Information supplied

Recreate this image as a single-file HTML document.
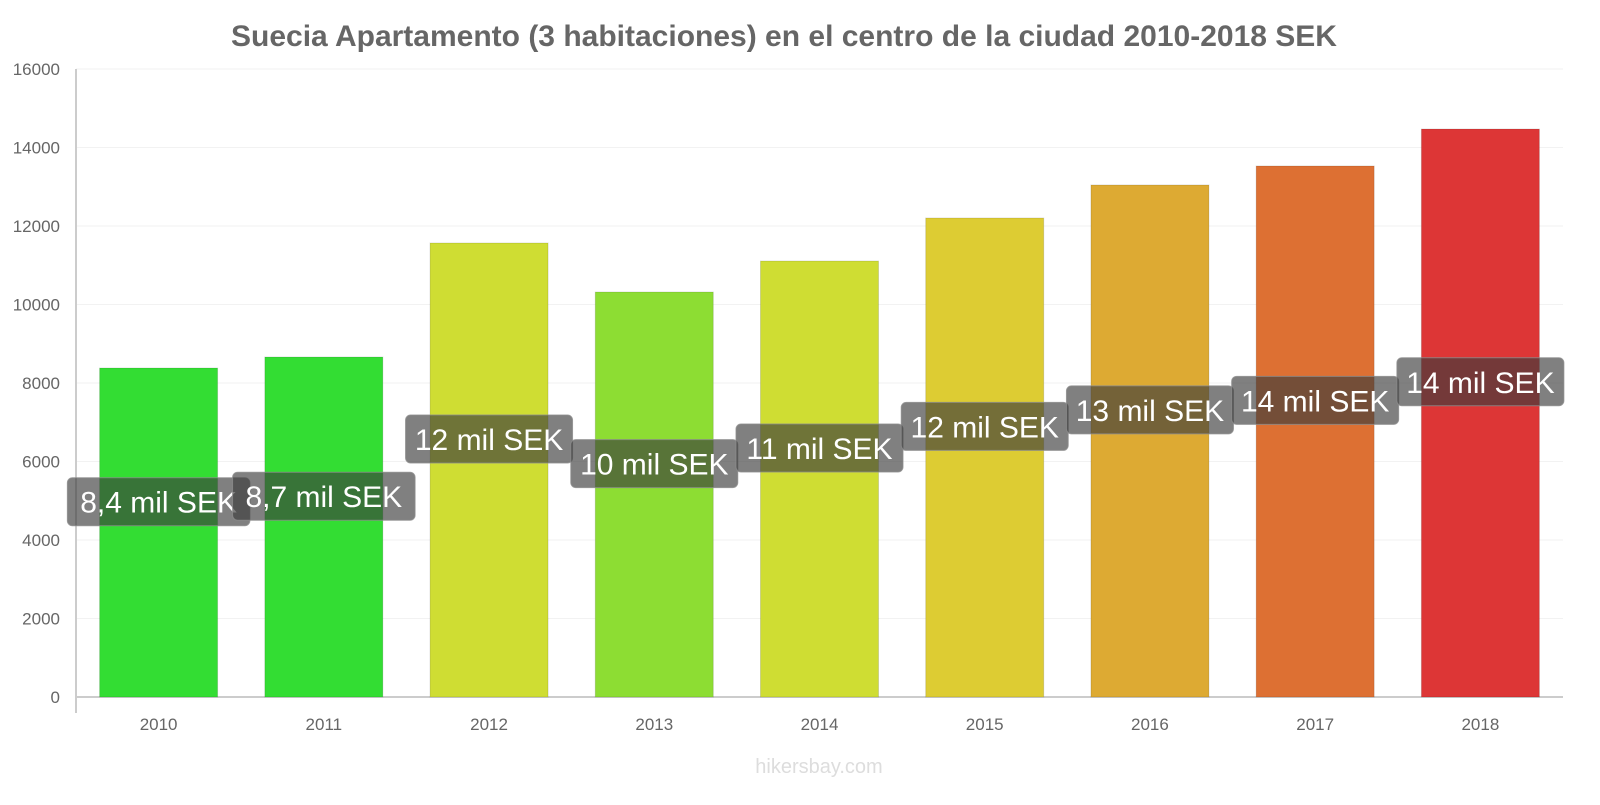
<!DOCTYPE html>
<html><head><meta charset="utf-8"><style>
body{margin:0;background:#fff;font-family:"Liberation Sans",sans-serif}
</style></head><body>
<svg id="c" width="1600" height="800" xmlns="http://www.w3.org/2000/svg"></svg>
<script>
const years=["2010","2011","2012","2013","2014","2015","2016","2017","2018"];
const values=[8382,8662,11567,10318,11108,12204,13045,13529,14471];
const labels=["8,4 mil SEK","8,7 mil SEK","12 mil SEK","10 mil SEK","11 mil SEK","12 mil SEK","13 mil SEK","14 mil SEK","14 mil SEK"];
const colors=["#33dd33","#33dd33","#cfdd33","#8ddd33","#cfdd33","#ddcc33","#ddaa33","#dd7033","#dd3636"];
const yTicks=[0,2000,4000,6000,8000,10000,12000,14000,16000];
const svg=document.getElementById('c');
const NS="http://www.w3.org/2000/svg";
const x0=76,x1=1563,y0=697,y1=69,ymax=16000;
const bw=(x1-x0)/years.length;
const y=v=>y0-(v/ymax)*(y0-y1);
const xc=i=>x0+bw*(i+0.5);
function mk(t,a,txt){const e=document.createElementNS(NS,t);for(const k in a)e.setAttribute(k,a[k]);if(txt!=null)e.textContent=txt;svg.appendChild(e);return e;}
let e;
e=mk('text',{x:784,y:46,'text-anchor':'middle','font-size':30,'font-weight':'bold',fill:'#666'},'Suecia Apartamento (3 habitaciones) en el centro de la ciudad 2010-2018 SEK');


yTicks.forEach(t=>{
 const g=mk('line',{x1:x0,x2:x1,y1:y(t),y2:y(t),stroke:t===0?'#ccc':'#f2f2f2','stroke-width':t===0?2:1});
 
 
 const l=mk('text',{x:60,y:y(t)+6,'text-anchor':'end','font-size':17,fill:'#666'},String(t));
 
 
});
e=mk('line',{x1:x0,x2:x0,y1:y1,y2:y0+16,stroke:'#ccc','stroke-width':2});


years.forEach((yr,i)=>{
 const top=y(values[i]);
 const b=mk('rect',{x:xc(i)-59,y:top,width:118,height:y0-top,fill:colors[i],stroke:'rgba(0,0,0,0.12)'});
 
 
 const t=mk('text',{x:xc(i),y:y0+33,'text-anchor':'middle','font-size':17,fill:'#666'},yr);
 
 
});
years.forEach((yr,i)=>{
 const top=y(values[i]);
 const ly=317+0.502*top;
 const w=labels[i].length*15.5+12;
 const r=mk('rect',{x:xc(i)-w/2,y:ly-24,width:w,height:48,rx:5,fill:'rgba(60,60,60,0.65)',stroke:'rgba(140,140,140,0.8)'});
 
 
 const t=mk('text',{x:xc(i),y:ly+11,'text-anchor':'middle','font-size':30,fill:'#fff'},labels[i]);
 
 
});
e=mk('text',{x:819,y:773,'text-anchor':'middle','font-size':20,fill:'#ddd'},'hikersbay.com');


</script>
</body></html>
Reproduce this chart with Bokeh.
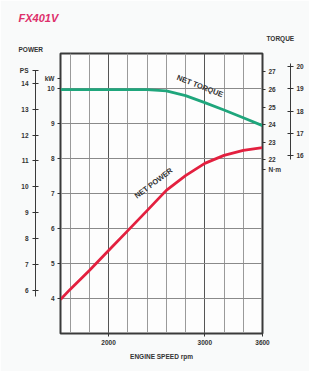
from bokeh.plotting import figure
from bokeh.models import Range1d, LinearAxis, FixedTicker, Label, Title
from bokeh.embed import file_html
from bokeh.resources import INLINE

# ---- data ----
rpm = [1500, 1600, 1800, 2000, 2200, 2400, 2600, 2800, 3000, 3200, 3400, 3600]
net_power_kw = [3.97, 4.26, 4.80, 5.37, 5.94, 6.51, 7.09, 7.51, 7.86, 8.09, 8.23, 8.31]
net_torque_nm = [26.0, 26.0, 26.0, 26.0, 26.0, 26.0, 25.93, 25.66, 25.26, 24.84, 24.40, 23.95]

rpm_ticks = [2000, 3000, 3600]
rpm_grid = [1600, 1800, 2200, 2400, 2600, 2800, 3200, 3400]
kw_ticks = [4, 5, 6, 7, 8, 9, 10]
ps_ticks = [6, 7, 8, 9, 10, 11, 12, 13, 14]
nm_ticks = [22, 23, 24, 25, 26, 27]
lbft_ticks = [16, 17, 18, 19, 20]

# axis unit texts (extra tick labels at the top / bottom of the axes)
kw_headers = {10.29: "kW"}
ps_headers = {14.49: "PS"}
nm_headers = {21.45: "N·m"}

FONT = "Liberation Sans"
TXT = "#333333"
GREEN = "#1fa67c"
RED = "#e3203f"

p = figure(width=309, height=371, x_range=Range1d(1500, 3600), y_range=Range1d(3, 11),
           output_backend="svg", toolbar_location=None, title=None,
           min_border_left=60, min_border_right=47, min_border_top=53, min_border_bottom=38,
           background_fill_color="#fdfdfd", border_fill_color="#f9fafa")
p.outline_line_color = "#3a3a3a"
p.outline_line_width = 2

p.extra_y_ranges = {"ps": Range1d(4.34, 15.15), "nm": Range1d(12.14, 28.05), "lbft": Range1d(8.03, 20.58)}

# grids
p.xgrid.ticker = FixedTicker(ticks=rpm_ticks, minor_ticks=rpm_grid)
p.xgrid.grid_line_color = "#555555"
p.xgrid.minor_grid_line_color = "#9a9a9a"
p.ygrid.ticker = FixedTicker(ticks=kw_ticks)
p.ygrid.grid_line_color = "#8a8a8a"

def style_axis(ax, ticks, headers=None):
    allticks = list(ticks) + (list(headers.keys()) if headers else [])
    ax.ticker = FixedTicker(ticks=allticks)
    if headers:
        ax.major_label_overrides = headers
    ax.major_label_text_font = FONT
    ax.major_label_text_font_size = "6.5px"
    ax.major_label_text_font_style = "bold"
    ax.major_label_text_color = TXT
    ax.major_tick_out = 3
    ax.major_tick_in = 0
    ax.major_tick_line_color = "#333333"
    ax.minor_tick_line_color = None
    ax.axis_line_color = "#3a3a3a"
    ax.major_label_standoff = 3

# x axis
xa = p.xaxis[0]
style_axis(xa, rpm_ticks)
xa.axis_label = "ENGINE SPEED rpm"
xa.axis_label_text_font = FONT
xa.axis_label_text_font_size = "6.5px"
xa.axis_label_text_font_style = "bold"
xa.axis_label_text_color = TXT
xa.axis_label_standoff = 5

# left kW axis (inner)
ya = p.yaxis[0]
style_axis(ya, kw_ticks, kw_headers)
ya.axis_label = " "
ya.axis_label_text_font_size = "3px"
ya.axis_label_standoff = 0

# left PS axis (outer)
ps_axis = LinearAxis(y_range_name="ps", bounds=(5.75, 14.5))
style_axis(ps_axis, ps_ticks, ps_headers)
ps_axis.major_tick_in = 3
ps_axis.major_label_standoff = 4
p.add_layout(ps_axis, "left")

# right N·m axis (inner)
nm_axis = LinearAxis(y_range_name="nm", axis_label=" ")
style_axis(nm_axis, nm_ticks, nm_headers)
nm_axis.axis_label_text_font_size = "3px"
nm_axis.axis_label_standoff = 0
p.add_layout(nm_axis, "right")

# right lbf·ft axis (outer)
lb_axis = LinearAxis(y_range_name="lbft", bounds=(15.85, 20.15))
style_axis(lb_axis, lbft_ticks)
lb_axis.major_tick_in = 3
p.add_layout(lb_axis, "right")

# titles above the frame (first added = closest to the frame)
def add_title(text, offset, standoff, size="6.5px", style="bold", color=TXT):
    p.add_layout(Title(text=text, align="left", offset=offset, standoff=standoff,
                       text_font=FONT, text_font_size=size, text_font_style=style,
                       text_color=color), "above")

add_title("POWER", -42, 1)
add_title("TORQUE", 206, 3)
add_title("FX401V", -42, 16, size="11px", style="bold italic", color="#de2f6a")

# curves
p.line(rpm, net_torque_nm, y_range_name="nm", line_color=GREEN, line_width=2.8, line_join="round")
p.line(rpm, net_power_kw, line_color=RED, line_width=2.8, line_join="round")

def lab(text, x, y, angle, yr=None):
    kw = dict(x=x, y=y, text=text, text_font=FONT, text_font_size="7.5px", text_color=TXT,
              text_font_style="bold", angle=angle, angle_units="deg", text_align="center",
              text_baseline="middle")
    if yr:
        kw["y_range_name"] = yr
    p.add_layout(Label(**kw))

# curve labels
lab("NET TORQUE", 2950, 26.2, -21, yr="nm")
lab("NET POWER", 2467, 7.3, 37)

open("out.html", "w").write(file_html(p, INLINE))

Your goal
Keep to the lines between the line with "Reproduce this chart with Bokeh." and the line with "24.84, 24.40, 23.95]", inclusive, and transcribe them without pictures.

Task solution
Reproduce this chart with Bokeh.
from bokeh.plotting import figure
from bokeh.models import Range1d, LinearAxis, FixedTicker, Label, Title
from bokeh.embed import file_html
from bokeh.resources import INLINE

# ---- data ----
rpm = [1500, 1600, 1800, 2000, 2200, 2400, 2600, 2800, 3000, 3200, 3400, 3600]
net_power_kw = [3.97, 4.26, 4.80, 5.37, 5.94, 6.51, 7.09, 7.51, 7.86, 8.09, 8.23, 8.31]
net_torque_nm = [26.0, 26.0, 26.0, 26.0, 26.0, 26.0, 25.93, 25.66, 25.26, 24.84, 24.40, 23.95]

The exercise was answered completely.